The farming culture was intriguing to her, and much different than that of Boston and the suburbs. Quickly, she was taken in by both American and Nepali farmers to assist on their land, where she started to grow and pick her own greens before cultivating her own plot through the Organization for Refugee and Immigrant Success.

ORIS works with new Americans long term as they strive to learn English, find employment, understand American healthcare and banking systems and establish a new life for themselves in America.

With their help, Adhikari’s been able to tend to her farmland in Boscawen work alongside other refugees and immigrants from Concord and the surrounding areas, like Batulo Mahamed who owns Batulo’s Kitchen and is well known around Concord for serving delicious hand-held Somali meat and veggie pies. The farmers pay a monthly farm fee in exchange for free range of the farmland to plant, harvest and grow crops.

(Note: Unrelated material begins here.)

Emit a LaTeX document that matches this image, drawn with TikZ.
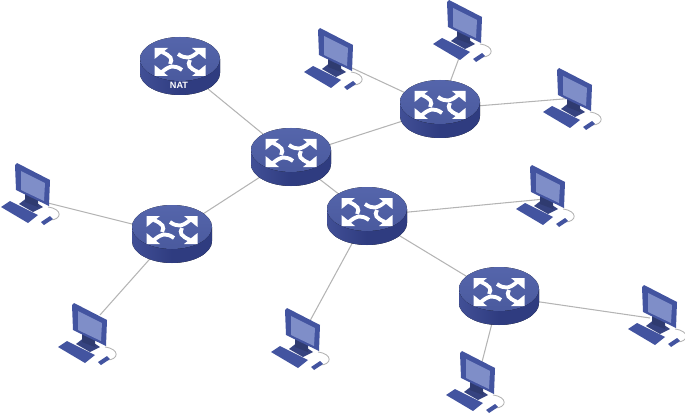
\documentclass[tikz,border=0pt]{standalone}
\usepackage{fontspec}
\setsansfont{Liberation Sans}
\definecolor{rtop}{HTML}{5565AB}
\definecolor{rtopd}{HTML}{4A5A9E}
\definecolor{rside}{HTML}{2F3C80}
\definecolor{rsidel}{HTML}{414F96}
\definecolor{pcdark}{HTML}{4354A0}
\definecolor{pcscreen}{HTML}{7F8EC8}
\definecolor{cablegray}{HTML}{B4B4B4}
\tikzset{
  link/.style={draw=cablegray, line width=0.6pt},
  swarrow/.style={draw=white, line width=2.2pt},
  swhead/.style={fill=white},
  natlabel/.style={text=white, font=\sffamily\bfseries\fontsize{5.2}{6}\selectfont, inner sep=0pt},
  router/.pic={
    % body
    \fill[left color=rsidel, right color=rside, middle color=rside]
      (-40,-7) -- (-40,7) arc[start angle=180, end angle=0, x radius=40, y radius=22]
      -- (40,-7) -- cycle;
    % top
    \fill[top color=rtop, bottom color=rtopd] (0,-7) ellipse[x radius=40, y radius=22];
    % arrows
    \foreach \s in {1,-1}{
      \begin{scope}[shift={(0,-4)}, xscale=\s, yscale=\s]
        \draw[swarrow] (-18,-10) .. controls (-9,-6) and (-7,-3) .. (-10,2);
        \fill[swhead] (-25.5,-14) -- (-12,-14) -- (-25.5,-3) -- cycle;
        \draw[swarrow] (18,-10) .. controls (10,-3) and (5,-3) .. (-2,-8);
        \fill[swhead] (25.5,-14) -- (12,-14) -- (25.5,-3) -- cycle;
      \end{scope}
    }
  },
  pc/.pic={
    % keyboard
    \fill[pcdark] (-14,42) -- (-5,36) -- (23,50) -- (13,58) -- cycle;
    % mouse cable
    \draw[cablegray, line width=0.5pt] (33,42) .. controls (48,44) and (47,55) .. (35,55);
    % mouse
    \fill[pcdark] (26,57) -- (35,51) -- (38,54) -- (29,60) -- cycle;
    % stand
    \fill[pcdark!80!black] (4,39) -- (13,32) -- (28,42) -- (18,47) -- cycle;
    \fill[pcdark!70!black] (10,28) -- (23,34) -- (23,42) -- (10,37) -- cycle;
    % monitor
    \fill[pcdark] (0,0) -- (2,-2) -- (35,15) -- (34,41) -- (1,25) -- cycle;
    \fill[pcscreen] (6,6) -- (30,18) -- (29,36) -- (6,25) -- cycle;
  }
}

\begin{document}
\begin{tikzpicture}[x=0.02cm, y=-0.02cm]
    \useasboundingbox (0,0) rectangle (685,415);
    % Router positions
    \foreach \name/\x/\y in {natrt/180/66, hub/291/157, rtTop/440/109, rtMid/367/216, rtLeft/172/234, rtLow/499/296}
        \coordinate (\name) at (\x,\y);
    % Computer positions
    \foreach \name/\x/\y in {pcA/318/30, pcB/447/2, pcC/557/70, pcD/530/167, pcE/642/287, pcF/460/353, pcG/285/310, pcH/72/305, pcI/15/165}
        \coordinate (\name) at (\x,\y);
    % Where the cables reach the computers
    \foreach \name/\x/\y in {portA/352/68, portB/462/50, portC/575/98, portD/545/199, portE/650/318, portF/482/362, portG/305/330, portH/100/315, portI/48/203}
        \coordinate (\name) at (\x,\y);
    % Draw links
    \foreach \a/\b in {natrt/hub, hub/rtTop, hub/rtMid, hub/rtLeft, rtMid/rtLow, rtTop/portA, rtTop/portB, rtTop/portC, rtMid/portD, rtMid/portG, rtLow/portE, rtLow/portF, rtLeft/portH, rtLeft/portI}
        \draw[link] (\a) -- (\b);
    % Draw computers
    \foreach \name in {pcA, pcB, pcC, pcD, pcE, pcF, pcG, pcH, pcI}
        \pic at (\name) {pc};
    % Draw routers
    \foreach \name in {natrt, hub, rtTop, rtMid, rtLeft, rtLow}
        \pic at (\name) {router};
    % NAT label
    \node[natlabel] (natname) at (179,85) {NAT};
\end{tikzpicture}
\end{document}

“[The land] is utilized by a lot of immigrants and refugees in Concord and we can plant whatever we want,” Adhikari said. “Blueberries, sunflowers, wildflowers, vegetables, fruits. I think we are so lucky and we get so much love and support here. It’s something I need in my life to make me happy.”

Editor’s note: All this week, the Monitor will publish a series of profiles to highlight the city’s growing community diversity in advance of Concord’s Multicultural Festival, held Sunday, Sept. 24 at Keach Park from 11 a.m. to 5 p.m.